Third, the appropriations process lacks enforceable transparency mechanisms that would require agencies to disclose the creation of new internal funds before obligation occurs. By the time Congress learns about a controversial fund allocation, the money may already be committed or spent, leaving only the blunt tool of future appropriations cuts as recourse—a remedy that punishes the agency broadly rather than correcting the specific overreach.
Calibration 1: Statutory Prohibition on Unauthorized Fund Creation
Mechanism: Amend 31 U.S.C. § 1301 (the "Purpose Statute") to explicitly prohibit the establishment of any named fund, account, or dedicated resource pool within executive agencies unless specifically authorized by appropriations language or accompanying committee report language.
Implementation Authority: Congress, through amendment to existing fiscal law, passable through regular legislative process or as a rider to the next appropriations cycle.
Structural Change: This repair transforms the current permissive default—where anything not explicitly forbidden is allowed—into a restrictive default where any spending structure not explicitly authorized is prohibited. Agencies would retain flexibility in day-to-day spending decisions but could not create formal or informal funding mechanisms that effectively establish new budget priorities without congressional approval. Enforcement would occur through the Government Accountability Office's existing authority to investigate Anti-Deficiency Act violations, with GAO empowered to issue compliance determinations on whether a given fund structure requires explicit statutory authorization.
Calibration 2: Mandatory Pre-Obligation Disclosure for Categorical Reallocations
Mechanism: Establish a statutory requirement that any executive agency planning to allocate more than $10 million to a purpose not explicitly identified in appropriations committee reports must provide 30 days' advance notice to the House and Senate Appropriations Committees before obligating funds.
Implementation Authority: Congress, through insertion of a new section into annual appropriations bills or as a permanent provision in Title 31 of the U.S. Code.
Structural Change: This creates a procedural speed bump that converts after-the-fact oversight into real-time awareness. It does not grant Congress a formal veto over spending decisions—which could raise constitutional concerns about legislative intrusion into executive functions—but it ensures that controversial reallocation decisions occur in the light rather than in the shadows. The mechanism repairs the information asymmetry that currently allows agencies to present Congress with fait accompli spending decisions. Importantly, the 30-day notice period provides time for congressional appropriators to communicate concerns and, if necessary, to prepare responsive legislation without disrupting routine agency operations.
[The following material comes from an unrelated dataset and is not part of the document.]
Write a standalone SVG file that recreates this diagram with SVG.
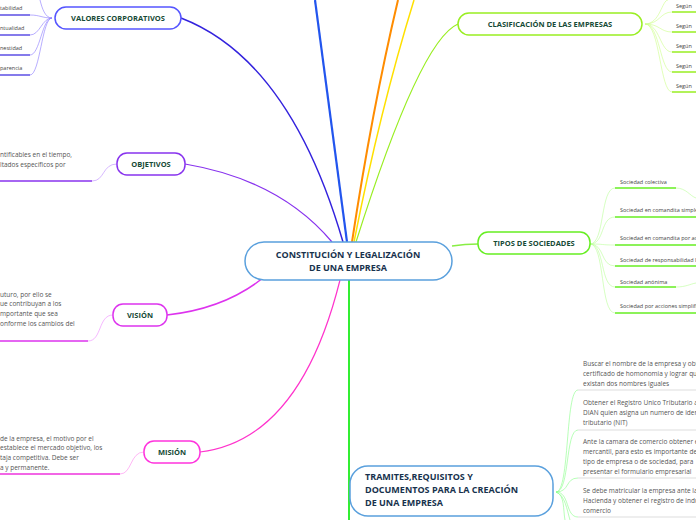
<svg xmlns="http://www.w3.org/2000/svg" width="696" height="520" viewBox="0 0 696 520">
<style>
text{font-family:"Open Sans","Noto Sans",sans-serif}
.n{fill:#fff;stroke-width:1.5}
.nt{font-size:8.5px;font-weight:bold;fill:#164a36;text-anchor:middle}
.lt{font-size:5.5px;fill:#444}
.dt{font-size:6.5px;fill:#555}
.c{fill:none}
</style>
<rect width="696" height="520" fill="#fff"/>
<g id="connectors" class="c">
<path d="M347,242 L315,0" stroke="#2255ee" stroke-width="2.2"/>
<path d="M352,242 Q372,110 398,0" stroke="#ff8c00" stroke-width="2"/>
<path d="M354,242 Q380,110 414,0" stroke="#ffe000" stroke-width="1.5"/>
<path d="M356,242 Q420,40 458,24" stroke="#99ee22" stroke-width="1.2"/>
<path d="M343,242 Q290,60 181,18" stroke="#3322dd" stroke-width="1.5"/>
<path d="M332,242 Q280,180 185,164" stroke="#8833ee" stroke-width="1.2"/>
<path d="M452,246 Q465,244 478,244" stroke="#88ee44" stroke-width="1.5"/>
<path d="M270,272 Q230,308 167,315" stroke="#dd33ee" stroke-width="1.5"/>
<path d="M340,280 Q300,440 200,452" stroke="#ff33cc" stroke-width="1.2"/>
<path d="M349,280 L349,520" stroke="#33ee33" stroke-width="2"/>
<g stroke="#3322dd" stroke-width="1.2">
<path d="M0,15 H30" /><path d="M0,35 H30"/><path d="M0,55 H30"/><path d="M0,75 H30"/>
</g>
<g stroke="#8877ff" stroke-width="0.6">
<path d="M30,15 C40,15 42,18 52,18"/><path d="M30,35 C40,35 42,18 52,18"/><path d="M30,55 C40,55 42,18 52,18"/><path d="M30,75 C40,75 42,18 52,18"/><path d="M40,0 C42,8 45,18 52,18"/>
</g>
<path d="M0,181 H92" stroke="#8833ee" stroke-width="1.5"/>
<path d="M92,181 C105,181 102,164 117,164" stroke="#bb88ff" stroke-width="0.6"/>
<path d="M0,341 H88" stroke="#dd33ee" stroke-width="1.5"/>
<path d="M88,341 C102,341 98,315 113,315" stroke="#ee88ff" stroke-width="0.6"/>
<path d="M0,474 H120" stroke="#ee33dd" stroke-width="1.5"/>
<path d="M120,474 C132,474 130,452 144,452" stroke="#ff88ee" stroke-width="0.6"/>
<g stroke="#99ee22" stroke-width="1.5">
<path d="M672,12 H696"/><path d="M672,32 H696"/><path d="M672,52 H696"/><path d="M672,72 H696"/><path d="M672,92 H696"/>
</g>
<g stroke="#ccff88" stroke-width="0.6">
<path d="M645,24 C660,24 660,12 672,12"/><path d="M645,24 C660,24 660,32 672,32"/><path d="M645,24 C660,24 660,52 672,52"/><path d="M645,24 C660,24 660,72 672,72"/><path d="M645,24 C660,24 660,92 672,92"/><path d="M645,24 C660,24 662,0 668,0"/>
</g>
<g stroke="#66ee22" stroke-width="1.5">
<path d="M615,188 H676"/><path d="M615,217 H696"/><path d="M615,245 H696"/><path d="M615,266 H696"/><path d="M615,287 H676"/><path d="M615,313 H696"/>
</g>
<g stroke="#bbff99" stroke-width="0.6">
<path d="M590,244 C605,244 600,188 615,188"/><path d="M590,244 C605,244 600,217 615,217"/><path d="M590,244 C605,244 600,245 615,245"/><path d="M590,244 C605,244 600,266 615,266"/><path d="M590,244 C605,244 600,287 615,287"/><path d="M590,244 C605,244 600,313 615,313"/>
<path d="M676,188 C686,188 690,196 696,198"/><path d="M676,287 C686,287 690,284 696,283"/>
</g>
<g stroke="#dddddd" stroke-width="1.2">
<path d="M578,390 H696"/><path d="M578,430 H696"/><path d="M578,478 H696"/><path d="M578,517 H696"/>
</g>
<g stroke="#88ff88" stroke-width="0.6">
<path d="M556,492 C570,492 565,390 578,390"/><path d="M556,492 C570,492 565,430 578,430"/><path d="M556,492 C570,492 565,478 578,478"/><path d="M556,492 C570,492 565,517 578,517"/><path d="M556,492 C565,495 567,510 570,520"/><path d="M556,492 C565,495 563,510 565,520"/>
</g>
</g>
<g id="center">
<rect class="n" x="245" y="242" width="207" height="38" rx="19" stroke="#5aa0dd"/>
<text class="nt" x="348" y="258" style="fill:#17324d;font-size:9px">CONSTITUCIÓN Y LEGALIZACIÓN</text>
<text class="nt" x="348" y="271" style="fill:#17324d;font-size:9px">DE UNA EMPRESA</text>
</g>
<g id="valores">
<rect class="n" x="55" y="7" width="126" height="22" rx="11" stroke="#5555ff"/>
<text class="nt" x="118" y="21" style="font-size:7.5px">VALORES CORPORATIVOS</text>
<text class="lt" x="0" y="10">tabilidad</text><text class="lt" x="0" y="30">ntualidad</text><text class="lt" x="0" y="50">nestidad</text><text class="lt" x="0" y="70">parencia</text>
</g>
<g id="objetivos">
<rect class="n" x="117" y="153" width="68" height="22" rx="10" stroke="#8833ee"/>
<text class="nt" x="151" y="167" style="font-size:7.5px">OBJETIVOS</text>
<text class="dt" x="0" y="157">ntificables en el tiempo,</text>
<text class="dt" x="0" y="167">ltados específicos por</text>
</g>
<g id="vision">
<rect class="n" x="113" y="304" width="54" height="22" rx="10" stroke="#dd33ee"/>
<text class="nt" x="140" y="318" style="font-size:7.5px">VISIÓN</text>
<text class="dt" x="0" y="297">uturo, por ello se</text>
<text class="dt" x="0" y="306">ue contribuyan a los</text>
<text class="dt" x="0" y="316">mportante que sea</text>
<text class="dt" x="0" y="326">onforme los cambios del</text>
</g>
<g id="mision">
<rect class="n" x="144" y="441" width="56" height="22" rx="10" stroke="#ff33dd"/>
<text class="nt" x="172" y="455" style="font-size:7.5px">MISIÓN</text>
<text class="dt" x="0" y="441">de la empresa, el motivo por el</text>
<text class="dt" x="0" y="450">establece el mercado objetivo, los</text>
<text class="dt" x="0" y="460">taja competitiva. Debe ser</text>
<text class="dt" x="0" y="470">a y permanente.</text>
</g>
<g id="clasificacion">
<rect class="n" x="458" y="13" width="184" height="22" rx="11" stroke="#99ee22"/>
<text class="nt" x="550" y="27" style="font-size:7.5px">CLASIFICACIÓN DE LAS EMPRESAS</text>
<text class="lt" x="676" y="8">Según</text><text class="lt" x="676" y="28">Según</text><text class="lt" x="676" y="48">Según</text><text class="lt" x="676" y="68">Según</text><text class="lt" x="676" y="88">Según</text>
</g>
<g id="tipos">
<rect class="n" x="478" y="232" width="112" height="22" rx="10" stroke="#66ee22"/>
<text class="nt" x="534" y="246" style="font-size:7.5px">TIPOS DE SOCIEDADES</text>
<text class="lt" x="620" y="184">Sociedad colectiva</text>
<text class="lt" x="620" y="212">Sociedad en comandita simple</text>
<text class="lt" x="620" y="240">Sociedad en comandita por acciones</text>
<text class="lt" x="620" y="262">Sociedad de responsabilidad limitada</text>
<text class="lt" x="620" y="284">Sociedad anónima</text>
<text class="lt" x="620" y="308">Sociedad por acciones simplificada</text>
</g>
<g id="tramites">
<rect class="n" x="350" y="466" width="203" height="50" rx="18" stroke="#5aa0dd"/>
<text x="365" y="480" style="font-size:9px;font-weight:bold;fill:#17324d">TRAMITES,REQUISITOS Y</text>
<text x="365" y="493" style="font-size:9px;font-weight:bold;fill:#17324d">DOCUMENTOS PARA LA CREACIÓN</text>
<text x="365" y="506" style="font-size:9px;font-weight:bold;fill:#17324d">DE UNA EMPRESA</text>
<text class="dt" x="583" y="366">Buscar el nombre de la empresa y obtener el</text>
<text class="dt" x="583" y="376">certificado de homonomia y lograr que no</text>
<text class="dt" x="583" y="386">existan dos nombres iguales</text>
<text class="dt" x="583" y="405">Obtener el Registro Unico Tributario ante la</text>
<text class="dt" x="583" y="415">DIAN quien asigna un numero de identificación</text>
<text class="dt" x="583" y="425">tributario (NIT)</text>
<text class="dt" x="583" y="444">Ante la camara de comercio obtener el registro</text>
<text class="dt" x="583" y="454">mercantil, para esto es importante definir el</text>
<text class="dt" x="583" y="464">tipo de empresa o de sociedad, para</text>
<text class="dt" x="583" y="474">presentar el formulario empresarial</text>
<text class="dt" x="583" y="493">Se debe matricular la empresa ante la</text>
<text class="dt" x="583" y="503">Hacienda  y obtener el registro de industria y</text>
<text class="dt" x="583" y="513">comercio</text>
</g>
</svg>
Calibration 3: Granular Sub-Allocation Requirements for DOJ Appropriations
Mechanism: Require the Department of Justice to include in its annual budget justification materials a detailed sub-allocation table breaking down spending by operational purpose within each appropriations account, and mandate that actual obligations not deviate from those sub-allocations by more than 15% without written justification to appropriations committees.
Implementation Authority: House and Senate Appropriations Committees, through the inclusion of report language or directives in the annual Commerce, Justice, Science appropriations bill.
Structural Change: This repair addresses the excessive breadth of DOJ appropriations categories by imposing a discipline of planned allocation specificity. Unlike Calibration 1, which prohibits unauthorized structures, this mechanism creates a contractual accountability framework—the executive branch proposes a spending plan, Congress appropriates based on that plan, and deviations trigger transparency requirements. The 15% threshold preserves necessary operational flexibility while preventing wholesale reprioritization. This mirrors existing practice in Department of Defense appropriations, where operations and maintenance accounts include detailed sub-allocation justifications that bind the department's spending discretion.
Implementation Pathway
The most achievable near-term repair is Calibration 2—the mandatory pre-obligation disclosure requirement. It requires no fundamental restructuring of appropriations language, imposes minimal administrative burden, and serves the interests of both congressional appropriators (who gain information and influence) and agency operators (who gain clarity about congressional expectations before making controversial decisions).
Calibration 3 is implementable through committee report language alone and could be imposed unilaterally by appropriations leadership without requiring floor votes, making it a strong secondary option.
Calibration 1 is the most comprehensive structural repair but faces higher implementation barriers because it would require statutory amendment and could generate executive branch resistance as an intrusion on operational flexibility.
The minimum viable repair—the threshold below which cascade failure becomes likely—is the combination of Calibrations 2 and 3. Together, they create both real-time transparency and planned accountability without requiring wholesale revision of fiscal law. Without at least these two mechanisms, the appropriations process will continue to function as a high-level budgetary ceiling rather than a meaningful constraint on executive spending priorities, and future iterations of this conflict—regardless of which party controls which branch—are structurally inevitable.